Chiunque ami la Formula 1, anche solo per un attimo, ha sognato Silverstone. Ha sognato di correre dove ha corso Fangio. Dove ha vinto Clark. Dove Senna ha stupito, dove Schumacher ha incantato, dove Hamilton ha costruito il proprio mito. È il filo che unisce le epoche. È l’eco del passato che continua a parlare al presente.
E in questo 2025, mentre celebriamo i 75 anni del nostro amatissimo sport, Silverstone torna ad accoglierci come una madre. Ci ricorda da dove veniamo, per aiutarci a capire dove stiamo andando. In un mondo che cambia a una velocità spaventosa, ci serve un punto fermo. Silverstone lo è. Perché il rombo che si alzerà questo fine settimana, più che un suono, sarà un respiro. Il respiro di una storia che continua.

Silverstone: una sfida tecnica senza tempo
Ma Silverstone non è soltanto un’icona romantica del motorsport. È anche, e soprattutto, una delle piste più complete e impegnative dal punto di vista tecnico. È una di quelle rare successioni di curve e rettilinei in cui ingegneri e piloti camminano su un filo sottile, cercando l’equilibrio perfetto tra efficienza aerodinamica, stabilità meccanica e gestione degli pneumatici.
Con una lunghezza di 5.891 chilometri e una combinazione di curvoni veloci, cambi di direzione repentini e frenate tecniche, Silverstone è un banco di prova per ogni area della monoposto.
La sequenza Maggots-Becketts-Chapel è probabilmente la più iconica del calendario. Qui le auto affrontano una serie di curve ad alta velocità con transizioni laterali rapidissime, che mettono alla frusta l’assetto aerodinamico e chiedono al pilota riflessi e sensibilità millimetrici. L’auto deve essere precisa, ma anche stabile. Non si può essere aggressivi: bisogna essere chirurgici.

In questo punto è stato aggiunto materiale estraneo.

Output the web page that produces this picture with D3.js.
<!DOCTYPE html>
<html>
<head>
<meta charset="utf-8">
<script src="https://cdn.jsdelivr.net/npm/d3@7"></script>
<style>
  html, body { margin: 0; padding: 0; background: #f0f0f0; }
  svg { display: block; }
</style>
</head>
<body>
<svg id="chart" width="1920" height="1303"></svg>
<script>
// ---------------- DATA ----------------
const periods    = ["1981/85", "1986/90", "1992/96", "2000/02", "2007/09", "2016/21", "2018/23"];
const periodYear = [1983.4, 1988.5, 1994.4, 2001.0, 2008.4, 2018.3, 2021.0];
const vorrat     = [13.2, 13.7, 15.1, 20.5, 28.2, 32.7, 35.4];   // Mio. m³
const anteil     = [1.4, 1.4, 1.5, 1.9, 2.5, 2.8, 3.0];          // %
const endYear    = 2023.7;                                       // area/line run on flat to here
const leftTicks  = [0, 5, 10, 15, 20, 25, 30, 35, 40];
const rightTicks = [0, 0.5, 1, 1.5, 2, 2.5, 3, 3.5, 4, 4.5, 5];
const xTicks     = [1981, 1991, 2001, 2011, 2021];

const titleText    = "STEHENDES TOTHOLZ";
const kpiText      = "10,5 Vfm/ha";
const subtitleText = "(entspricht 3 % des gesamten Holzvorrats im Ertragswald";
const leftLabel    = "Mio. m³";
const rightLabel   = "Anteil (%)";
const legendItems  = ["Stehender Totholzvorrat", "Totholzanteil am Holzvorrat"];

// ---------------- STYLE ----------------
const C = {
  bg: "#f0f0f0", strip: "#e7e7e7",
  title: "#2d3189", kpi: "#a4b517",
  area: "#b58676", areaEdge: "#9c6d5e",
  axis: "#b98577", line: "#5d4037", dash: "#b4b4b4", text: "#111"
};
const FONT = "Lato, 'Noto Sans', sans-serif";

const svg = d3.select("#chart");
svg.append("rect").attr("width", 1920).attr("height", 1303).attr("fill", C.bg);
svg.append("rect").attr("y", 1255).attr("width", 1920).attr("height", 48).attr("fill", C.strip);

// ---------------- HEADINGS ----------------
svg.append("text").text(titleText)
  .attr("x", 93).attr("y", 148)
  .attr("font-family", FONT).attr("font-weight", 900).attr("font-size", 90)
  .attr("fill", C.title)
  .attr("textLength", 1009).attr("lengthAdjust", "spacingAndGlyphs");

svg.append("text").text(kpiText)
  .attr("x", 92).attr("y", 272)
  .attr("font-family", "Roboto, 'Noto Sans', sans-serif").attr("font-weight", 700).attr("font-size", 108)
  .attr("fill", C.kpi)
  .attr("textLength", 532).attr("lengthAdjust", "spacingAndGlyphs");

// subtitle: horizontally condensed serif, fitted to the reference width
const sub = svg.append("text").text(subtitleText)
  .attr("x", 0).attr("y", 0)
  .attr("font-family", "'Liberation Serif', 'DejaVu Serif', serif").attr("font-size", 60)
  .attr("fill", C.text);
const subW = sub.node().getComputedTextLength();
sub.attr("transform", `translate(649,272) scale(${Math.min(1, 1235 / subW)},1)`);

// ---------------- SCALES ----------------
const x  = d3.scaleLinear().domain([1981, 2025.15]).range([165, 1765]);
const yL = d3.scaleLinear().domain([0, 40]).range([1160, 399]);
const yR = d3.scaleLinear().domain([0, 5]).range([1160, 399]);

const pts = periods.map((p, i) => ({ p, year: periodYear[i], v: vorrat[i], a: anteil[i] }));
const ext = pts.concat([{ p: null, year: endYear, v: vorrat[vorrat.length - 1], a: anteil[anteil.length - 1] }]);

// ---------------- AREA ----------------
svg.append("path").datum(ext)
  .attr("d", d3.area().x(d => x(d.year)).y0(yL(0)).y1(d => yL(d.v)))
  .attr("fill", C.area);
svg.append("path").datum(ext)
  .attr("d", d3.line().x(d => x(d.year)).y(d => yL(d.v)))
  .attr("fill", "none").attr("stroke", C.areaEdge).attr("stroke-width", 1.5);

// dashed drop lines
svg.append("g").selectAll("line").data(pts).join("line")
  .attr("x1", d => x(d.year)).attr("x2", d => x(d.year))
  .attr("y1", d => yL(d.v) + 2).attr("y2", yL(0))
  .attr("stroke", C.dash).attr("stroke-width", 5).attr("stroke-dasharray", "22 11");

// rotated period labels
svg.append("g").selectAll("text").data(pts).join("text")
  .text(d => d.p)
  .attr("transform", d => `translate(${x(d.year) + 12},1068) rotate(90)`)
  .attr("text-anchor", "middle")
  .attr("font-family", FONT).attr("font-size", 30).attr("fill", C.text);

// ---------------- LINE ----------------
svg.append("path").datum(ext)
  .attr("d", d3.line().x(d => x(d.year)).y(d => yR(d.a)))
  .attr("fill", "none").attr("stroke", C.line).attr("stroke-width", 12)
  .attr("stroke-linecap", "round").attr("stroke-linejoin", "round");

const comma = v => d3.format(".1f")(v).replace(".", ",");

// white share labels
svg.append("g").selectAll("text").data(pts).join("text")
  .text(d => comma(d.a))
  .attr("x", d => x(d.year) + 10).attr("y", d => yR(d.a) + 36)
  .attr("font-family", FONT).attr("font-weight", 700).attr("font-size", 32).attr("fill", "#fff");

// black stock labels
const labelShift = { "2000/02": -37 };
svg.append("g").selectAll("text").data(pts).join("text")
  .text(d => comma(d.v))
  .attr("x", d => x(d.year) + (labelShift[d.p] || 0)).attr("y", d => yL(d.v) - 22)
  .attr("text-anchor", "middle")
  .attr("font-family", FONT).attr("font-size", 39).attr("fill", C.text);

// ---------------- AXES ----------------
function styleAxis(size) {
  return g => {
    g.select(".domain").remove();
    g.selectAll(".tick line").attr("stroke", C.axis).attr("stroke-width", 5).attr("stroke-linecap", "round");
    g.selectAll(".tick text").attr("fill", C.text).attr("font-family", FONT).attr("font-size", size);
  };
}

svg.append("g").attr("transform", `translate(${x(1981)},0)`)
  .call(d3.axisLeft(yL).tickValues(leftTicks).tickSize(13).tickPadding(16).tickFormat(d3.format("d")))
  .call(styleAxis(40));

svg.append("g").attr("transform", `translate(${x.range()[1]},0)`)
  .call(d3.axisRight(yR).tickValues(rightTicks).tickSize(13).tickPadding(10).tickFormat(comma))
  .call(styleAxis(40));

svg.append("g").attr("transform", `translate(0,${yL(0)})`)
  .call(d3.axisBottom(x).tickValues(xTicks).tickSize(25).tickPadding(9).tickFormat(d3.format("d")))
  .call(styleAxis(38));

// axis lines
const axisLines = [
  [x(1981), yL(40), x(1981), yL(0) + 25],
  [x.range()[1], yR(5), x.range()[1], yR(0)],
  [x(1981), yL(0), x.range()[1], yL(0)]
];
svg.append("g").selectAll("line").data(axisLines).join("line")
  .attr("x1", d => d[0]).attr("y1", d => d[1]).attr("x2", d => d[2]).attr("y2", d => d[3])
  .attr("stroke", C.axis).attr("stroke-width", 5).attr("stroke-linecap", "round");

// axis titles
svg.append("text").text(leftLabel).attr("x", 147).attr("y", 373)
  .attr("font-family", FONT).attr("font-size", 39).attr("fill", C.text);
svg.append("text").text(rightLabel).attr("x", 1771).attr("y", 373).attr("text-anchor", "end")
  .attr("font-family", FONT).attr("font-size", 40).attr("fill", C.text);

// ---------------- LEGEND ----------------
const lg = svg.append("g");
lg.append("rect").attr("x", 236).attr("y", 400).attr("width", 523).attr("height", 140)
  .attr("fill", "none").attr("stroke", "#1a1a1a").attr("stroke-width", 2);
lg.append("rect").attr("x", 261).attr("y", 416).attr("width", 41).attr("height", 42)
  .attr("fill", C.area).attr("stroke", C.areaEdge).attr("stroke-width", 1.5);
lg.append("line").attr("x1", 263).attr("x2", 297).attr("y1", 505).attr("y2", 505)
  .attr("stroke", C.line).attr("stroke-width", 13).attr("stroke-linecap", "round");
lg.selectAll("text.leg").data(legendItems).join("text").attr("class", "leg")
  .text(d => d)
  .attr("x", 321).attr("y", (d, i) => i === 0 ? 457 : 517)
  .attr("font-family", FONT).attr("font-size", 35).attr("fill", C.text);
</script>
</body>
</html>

Il livello di carico ideale dovrebbe essere ad alta downforce, ma è necessario anche tenere conto dei lunghi tratti in pieno, come il rettilineo del Hangar Straight, dove la velocità di punta diventa un fattore importante nei sorpassi. Il compromesso tra velocità massima ed efficienza in curva è uno dei nodi centrali del weekend.

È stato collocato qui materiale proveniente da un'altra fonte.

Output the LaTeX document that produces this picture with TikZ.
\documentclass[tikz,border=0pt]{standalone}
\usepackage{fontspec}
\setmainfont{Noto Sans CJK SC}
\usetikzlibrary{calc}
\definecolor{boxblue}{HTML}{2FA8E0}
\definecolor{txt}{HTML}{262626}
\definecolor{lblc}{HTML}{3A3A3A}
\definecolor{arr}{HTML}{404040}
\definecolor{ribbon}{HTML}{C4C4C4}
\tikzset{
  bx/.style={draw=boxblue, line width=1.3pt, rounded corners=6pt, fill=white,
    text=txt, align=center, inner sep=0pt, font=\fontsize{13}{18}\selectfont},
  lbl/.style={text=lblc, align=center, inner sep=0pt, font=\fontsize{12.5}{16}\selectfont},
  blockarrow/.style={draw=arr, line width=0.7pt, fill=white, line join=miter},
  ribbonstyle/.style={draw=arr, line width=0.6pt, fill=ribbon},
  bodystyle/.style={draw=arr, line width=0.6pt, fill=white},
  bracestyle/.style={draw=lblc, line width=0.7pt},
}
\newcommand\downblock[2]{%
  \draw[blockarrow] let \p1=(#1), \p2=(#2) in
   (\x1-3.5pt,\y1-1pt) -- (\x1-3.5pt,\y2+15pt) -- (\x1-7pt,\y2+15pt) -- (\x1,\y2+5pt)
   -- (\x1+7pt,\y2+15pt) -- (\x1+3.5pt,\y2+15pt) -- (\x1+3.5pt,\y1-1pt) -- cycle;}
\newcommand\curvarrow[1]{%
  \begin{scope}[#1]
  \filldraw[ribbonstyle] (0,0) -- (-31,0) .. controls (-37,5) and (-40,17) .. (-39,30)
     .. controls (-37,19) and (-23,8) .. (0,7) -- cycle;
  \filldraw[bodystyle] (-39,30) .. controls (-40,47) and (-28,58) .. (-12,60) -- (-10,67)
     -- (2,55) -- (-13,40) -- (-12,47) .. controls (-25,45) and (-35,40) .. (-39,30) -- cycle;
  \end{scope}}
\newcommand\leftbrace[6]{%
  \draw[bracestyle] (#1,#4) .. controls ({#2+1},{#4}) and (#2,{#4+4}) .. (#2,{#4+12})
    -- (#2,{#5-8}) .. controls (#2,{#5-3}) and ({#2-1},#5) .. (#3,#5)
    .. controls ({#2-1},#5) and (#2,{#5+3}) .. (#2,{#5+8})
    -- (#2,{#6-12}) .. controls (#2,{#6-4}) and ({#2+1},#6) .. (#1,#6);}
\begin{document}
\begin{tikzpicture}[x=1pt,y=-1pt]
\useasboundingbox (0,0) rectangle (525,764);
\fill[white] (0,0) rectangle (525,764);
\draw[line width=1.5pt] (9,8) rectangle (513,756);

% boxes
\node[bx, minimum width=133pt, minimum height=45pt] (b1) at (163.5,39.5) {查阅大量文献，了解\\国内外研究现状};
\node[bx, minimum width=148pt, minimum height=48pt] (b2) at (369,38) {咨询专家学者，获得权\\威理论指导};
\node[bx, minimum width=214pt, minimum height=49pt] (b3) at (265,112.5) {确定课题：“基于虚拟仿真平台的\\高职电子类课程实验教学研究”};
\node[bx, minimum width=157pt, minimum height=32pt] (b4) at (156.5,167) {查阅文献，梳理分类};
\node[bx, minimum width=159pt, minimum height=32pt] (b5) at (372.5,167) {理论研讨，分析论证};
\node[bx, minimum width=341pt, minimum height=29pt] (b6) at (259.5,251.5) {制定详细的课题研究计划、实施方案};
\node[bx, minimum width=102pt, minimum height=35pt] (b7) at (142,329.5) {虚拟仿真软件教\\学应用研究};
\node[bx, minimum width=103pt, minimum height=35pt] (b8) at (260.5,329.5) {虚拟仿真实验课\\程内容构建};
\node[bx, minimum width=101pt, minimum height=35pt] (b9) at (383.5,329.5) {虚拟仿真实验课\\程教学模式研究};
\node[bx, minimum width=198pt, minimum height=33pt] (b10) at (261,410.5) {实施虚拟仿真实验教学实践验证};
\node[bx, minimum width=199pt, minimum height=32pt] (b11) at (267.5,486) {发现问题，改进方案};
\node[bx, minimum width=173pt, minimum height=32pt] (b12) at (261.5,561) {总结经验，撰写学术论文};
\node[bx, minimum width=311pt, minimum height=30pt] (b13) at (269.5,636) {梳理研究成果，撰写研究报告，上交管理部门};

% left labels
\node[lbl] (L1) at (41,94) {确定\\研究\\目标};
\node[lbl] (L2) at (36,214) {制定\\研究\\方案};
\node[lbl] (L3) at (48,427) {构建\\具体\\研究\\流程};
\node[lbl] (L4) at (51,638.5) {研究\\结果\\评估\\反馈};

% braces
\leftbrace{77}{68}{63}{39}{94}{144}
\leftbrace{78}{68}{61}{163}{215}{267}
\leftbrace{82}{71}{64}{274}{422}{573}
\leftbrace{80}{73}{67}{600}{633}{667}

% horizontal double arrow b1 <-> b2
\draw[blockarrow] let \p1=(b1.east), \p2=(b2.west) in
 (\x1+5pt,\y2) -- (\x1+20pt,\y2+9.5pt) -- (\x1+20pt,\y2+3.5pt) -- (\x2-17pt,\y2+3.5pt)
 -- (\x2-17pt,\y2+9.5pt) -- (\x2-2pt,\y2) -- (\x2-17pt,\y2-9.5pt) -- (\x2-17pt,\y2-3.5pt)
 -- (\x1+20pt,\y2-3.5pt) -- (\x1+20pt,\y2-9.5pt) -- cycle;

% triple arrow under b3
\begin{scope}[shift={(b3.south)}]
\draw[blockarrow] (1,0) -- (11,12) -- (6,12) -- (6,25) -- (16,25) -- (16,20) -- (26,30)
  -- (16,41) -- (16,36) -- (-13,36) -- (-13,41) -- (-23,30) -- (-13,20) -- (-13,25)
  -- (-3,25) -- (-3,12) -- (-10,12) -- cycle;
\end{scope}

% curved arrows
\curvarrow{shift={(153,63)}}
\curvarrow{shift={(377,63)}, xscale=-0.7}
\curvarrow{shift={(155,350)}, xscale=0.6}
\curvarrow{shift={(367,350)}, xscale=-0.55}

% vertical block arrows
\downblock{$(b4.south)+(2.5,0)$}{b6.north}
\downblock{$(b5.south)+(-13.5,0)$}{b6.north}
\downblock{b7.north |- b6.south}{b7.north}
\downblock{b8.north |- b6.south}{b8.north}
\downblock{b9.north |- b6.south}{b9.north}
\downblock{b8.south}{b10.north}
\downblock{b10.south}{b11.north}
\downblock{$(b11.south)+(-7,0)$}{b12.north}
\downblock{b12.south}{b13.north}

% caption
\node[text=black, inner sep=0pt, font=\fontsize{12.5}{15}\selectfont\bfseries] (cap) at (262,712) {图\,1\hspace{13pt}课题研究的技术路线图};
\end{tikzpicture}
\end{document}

Anche la gestione degli pneumatici è cruciale. Le curve ad alta velocità generano carichi laterali elevatissimi, soprattutto sull’anteriore sinistra, e le temperature crescono rapidamente. Ne sa qualcosa Lewis Hamilton che terminò su tre ruote agguantando una delle vittorie più epiche della sua irripetibile carriera. Sbagliare il bilanciamento significa compromettere non solo il giro secco, ma l’intero stint di gara. Le mescole più dure della gamma Pirelli sono spesso la scelta obbligata per resistere allo stress meccanico del tracciato.
Dal punto di vista della frenata, Silverstone non è particolarmente severa – con solo tre vere staccate importanti – ma la sfida arriva altrove: è la coerenza dell’assetto in appoggio, la stabilità della vettura nelle transizioni a fare la differenza. Per questo è un banco di prova per validare le soluzioni testate in galleria del vento.

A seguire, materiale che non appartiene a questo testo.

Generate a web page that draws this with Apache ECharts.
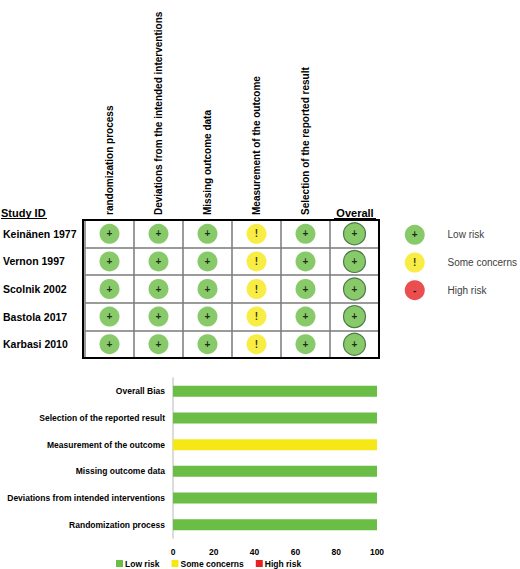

Inoltre, il meteo è spesso un fattore caotico: vento e pioggia possono cambiare l’equilibrio della macchina da un giro all’altro, rendendo fondamentale la capacità del pilota di adattarsi in tempo reale. Silverstone è uno dei circuiti in cui l’esperienza fa davvero la differenza.
Silverstone oltre il cronometro
Il bello del tracciato inglese, però, è che riesce a essere tutto questo – un test tecnico, un monumento storico, un’emozione collettiva – senza mai perdere la propria identità. Non è un luna park del motorsport. È un’arena vera. Ogni tribuna ha il sapore dell’attesa. Ogni curva ha assistito alla storia.
E mentre il mondo si prepara a celebrare questo 75º anniversario, è giusto ricordare che Silverstone non è semplicemente il punto di partenza. È la radice. È l’anima.
Non importa chi vincerà domenica. Ciò che conta è che, ancora una volta, torneremo dove tutto ebbe inizio. E nel rombo dei motori, nel boato della folla, nei colori che tagliano l’aria a 300 all’ora, sentiremo di nuovo quel primo battito.
Quel giorno del 1950 non è mai finito. Sta ancora correndo.